Some startup equity plans allow you to exercise options before they vest. This is called early exercise, and it exists specifically to create a tax planning opportunity. If you exercise when the stock is worth very little (ideally equal to or barely above the exercise price), the taxable spread is minimal. But because the shares are unvested, you must file a Section 83(b) election with the IRS within 30 days of the exercise to lock in that low value for tax purposes.9Internal Revenue Service. Form 15620, Section 83(b) Election
Without the 83(b) election, you are taxed on the spread at the time each batch of shares vests rather than at exercise. If the company’s value has grown significantly by then, the tax bill will be much larger. For ISOs, early exercise combined with an 83(b) election also starts the clock on the one-year and two-year holding periods required for long-term capital gains treatment.

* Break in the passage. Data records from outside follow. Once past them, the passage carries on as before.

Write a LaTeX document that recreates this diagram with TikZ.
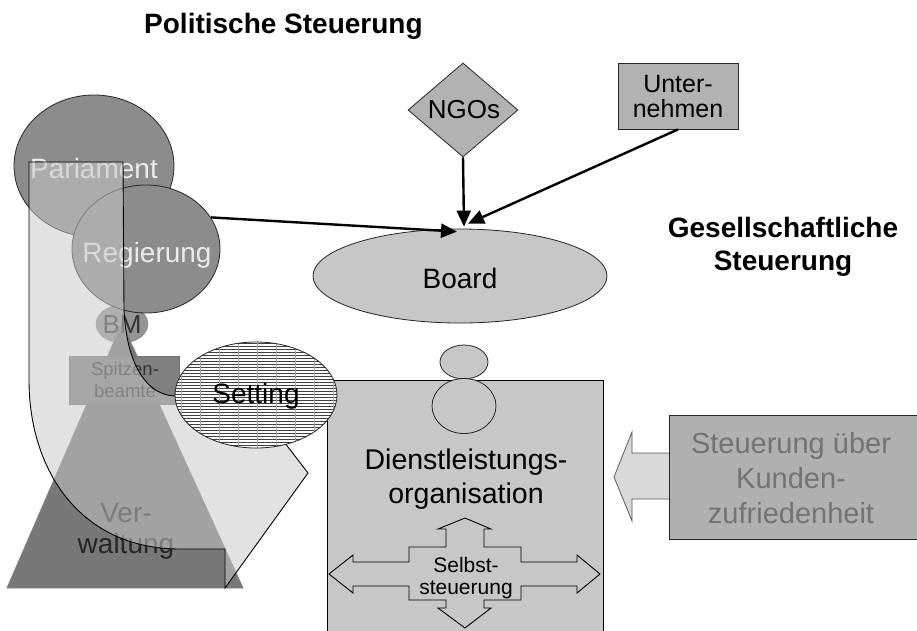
\documentclass[tikz,border=0pt]{standalone}
\usepackage{fontspec}
\setmainfont{Liberation Sans}
\usetikzlibrary{shapes.geometric,arrows.meta}
\begin{document}
\begin{tikzpicture}[x=1pt,y=-1pt,
  arr/.style={line width=2.4pt,-{Triangle[length=16pt,width=14pt]}},
  f28/.style={font=\fontsize{28}{33}\selectfont},
  f28b/.style={font=\fontsize{28}{33}\selectfont\bfseries},
  thin outline/.style={draw=black!85,line width=0.8pt},
  txt/.style={inner sep=0pt,align=center}]
\useasboundingbox (0,0) rectangle (917,630);
\fill[white] (0,0) rectangle (917,630);

% titles
\node[f28b,txt,anchor=base west] (tpol) at (144,33) {Politische Steuerung};
\node[f28b,txt] (tges) at (783,247) {Gesellschaftliche\\Steuerung};

% political side
\node[ellipse,thin outline,fill=black!45,minimum width=160,minimum height=142,inner sep=0] (parl) at (94,166) {};
\node[ellipse,draw=black!50,fill=black!42,minimum width=52,minimum height=38,inner sep=0] (bm) at (122,324) {};
\path[fill=black!53,draw=black!50,line width=0.8pt] (122,323) -- (243,588) -- (7,588) -- cycle;
\node[draw=black!55,line width=1pt,fill=black!50,minimum width=110,minimum height=48,inner sep=0,anchor=north west] (spitz) at (69,356) {};
\node[ellipse,thin outline,fill=black!45,minimum width=148,minimum height=128,inner sep=0] (reg) at (146,249) {};

\node[f28,txt,text=black!8,anchor=base] (tparl) at (94,178) {Pariament};
\node[f28,txt,text=black!8,anchor=base] (treg) at (147,262) {Regierung};
\node[txt,font=\fontsize{26}{30}\selectfont,text=black!80,anchor=base] (tbm) at (122,333) {BM};
\node[txt,font=\fontsize{18.5}{22}\selectfont,text=black!80] (tspitz) at (125,380) {Spitzen-\\beamte};
\node[txt,font=\fontsize{28}{31}\selectfont,text=black!85] (tverw) at (126,531) {Ver-\\waltung};

% big curved arrow (semi transparent)
\path[fill=black!21,fill opacity=0.53,draw=black,line width=0.9pt]
  (29,162) -- (123,162) -- (124,310) .. controls (127,370) and (150,396) .. (176,396)
  -- (268,421) -- (308,473) -- (225,588) -- (225,549) -- (180,549)
  .. controls (80,549) and (29,470) .. (29,380) -- cycle;

% service organisation
\node[draw=black,line width=0.9pt,fill=black!22,minimum width=276,minimum height=270,inner sep=0,anchor=north west] (dl) at (327,380) {};
\node[ellipse,thin outline,fill=black!22,minimum width=48,minimum height=34,inner sep=0] (head) at (464,362) {};
\node[ellipse,thin outline,fill=black!22,minimum width=64,minimum height=55,inner sep=0] (body) at (464,406) {};
\node[txt,font=\fontsize{28.5}{34}\selectfont] (tdl) at (466,479) {Dienstleistungs-\\organisation};

\path[draw=black,line width=0.9pt,fill=black!22]
  (465,518) -- (491,529) -- (484,529) -- (484,547) -- (521,547) -- (521,562)
  -- (577,562) -- (577,555) -- (600,574) -- (577,593) -- (577,586) -- (521,586)
  -- (521,600) -- (484,600) -- (484,608) -- (491,608) -- (465,628) -- (438,608)
  -- (446,608) -- (446,600) -- (409,600) -- (409,586) -- (353,586) -- (353,593)
  -- (329,574) -- (353,555) -- (353,562) -- (409,562) -- (409,547) -- (446,547)
  -- (446,529) -- (438,529) -- cycle;
\node[txt,font=\fontsize{21}{22}\selectfont] (tself) at (466,578) {Selbst-\\steuerung};

% Setting (on top of the service organisation)
\fill[white] (256,395) ellipse [x radius=81,y radius=53];
\begin{scope}
\clip (256,395) ellipse [x radius=81,y radius=53];
\foreach \yy in {343,346,...,448} \draw[black!75,line width=0.6pt] (170,\yy) -- (340,\yy);
\foreach \xx in {181,200,...,335} \draw[black!35,line width=0.4pt] (\xx,340) -- (\xx,450);
\end{scope}
\node[ellipse,thin outline,minimum width=162,minimum height=106,inner sep=0] (set) at (256,395) {};
\node[f28,txt,anchor=base] (tset) at (256,403) {Setting};

% societal side
\node[diamond,thin outline,fill=black!30,minimum width=110,minimum height=94,inner sep=0] (ngo) at (463,110) {};
\node[txt,font=\fontsize{26}{30}\selectfont,anchor=base] (tngo) at (464,118) {NGOs};
\node[thin outline,fill=black!30,minimum width=120,minimum height=66,inner sep=0] (unt) at (678,96) {};
\node[txt,font=\fontsize{25}{25}\selectfont] (tunt) at (678,97) {Unter-\\nehmen};
\node[ellipse,thin outline,fill=black!22,minimum width=294,minimum height=94,inner sep=0] (board) at (460,276) {};
\node[f28,txt,anchor=base] (tboard) at (460,288) {Board};

\draw[arr] (reg.26) -- ([shift={(-3,3)}]board.north);
\draw[arr] (ngo.south) -- ([shift={(4,-2)}]board.north);
\draw[arr] (unt.south) -- ([shift={(8,-5)}]board.north);

% customer satisfaction
\path[draw=black!65,line width=0.8pt,fill=black!15]
  (669,453) -- (632,453) -- (632,432) -- (614,477) -- (632,521) -- (632,499) -- (669,499);
\node[draw=black!85,line width=0.9pt,fill=black!31,minimum width=262,minimum height=124,inner sep=0,anchor=north west] (kd) at (669,415) {};
\node[txt,font=\fontsize{29}{35}\selectfont,text=black!55] (tkd) at (791,478) {Steuerung über\\Kunden-\\zufriedenheit};
\end{tikzpicture}
\end{document}
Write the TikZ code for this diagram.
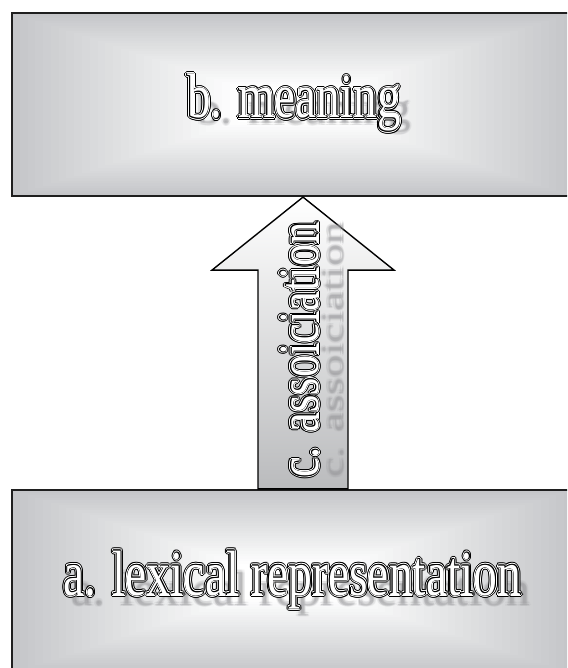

The risk is real and not hypothetical. If you leave the company before your shares fully vest, you forfeit the unvested shares, and the IRS does not refund the taxes you already paid on them. If the company fails, you have paid taxes on worthless stock. The 30-day filing deadline is absolute: miss it by even one day and the election is invalid, with no extensions or do-overs. Given that the median tenure at a startup is roughly two years against a typical four-year vesting schedule, this is genuinely a bet on both the company and your own tenure there.
This is where most people lose money they did not know they had. When you leave a company, your vested but unexercised options do not last forever. Most equity plans give you a post-termination exercise window, and it is often surprisingly short.
The standard window at many companies is 90 days after your last day of employment. If you do not exercise within that window, your options expire and you get nothing regardless of how much they were worth. Some companies have extended this to six months, one year, or even longer, but 90 days remains the default in many plans.
For ISOs specifically, federal law adds a hard constraint: to retain ISO tax treatment, you must exercise within three months of termination.1Office of the Law Revision Counsel. 26 USC 422 – Incentive Stock Options Even if your plan gives you a longer window, any exercise after the 90-day mark converts the option from an ISO to an NSO, which means the spread is taxed as ordinary income with payroll taxes rather than receiving favorable ISO treatment. The exceptions are narrow: disability extends the window to one year, and death allows exercise until the option’s original expiration date.
The financial pressure here can be brutal, especially at private companies. You may need to come up with a large cash payment for the exercise price plus estimated taxes within 90 days of losing your paycheck, all for shares in a company you can’t sell on the open market. Before accepting a job with stock options, look at the post-termination exercise window in the plan documents. It is one of the most important and most overlooked terms in any equity grant.
Several tax forms track stock option transactions, and keeping them organized saves headaches at filing time.
Keep every grant agreement, exercise confirmation, and brokerage statement indefinitely. The cost basis for shares you hold across multiple years depends on records from the original exercise, and reconstructing them after the fact is difficult. The Form 1099-B basis problem alone causes enough incorrect tax returns that the IRS has published specific guidance on adjusting it.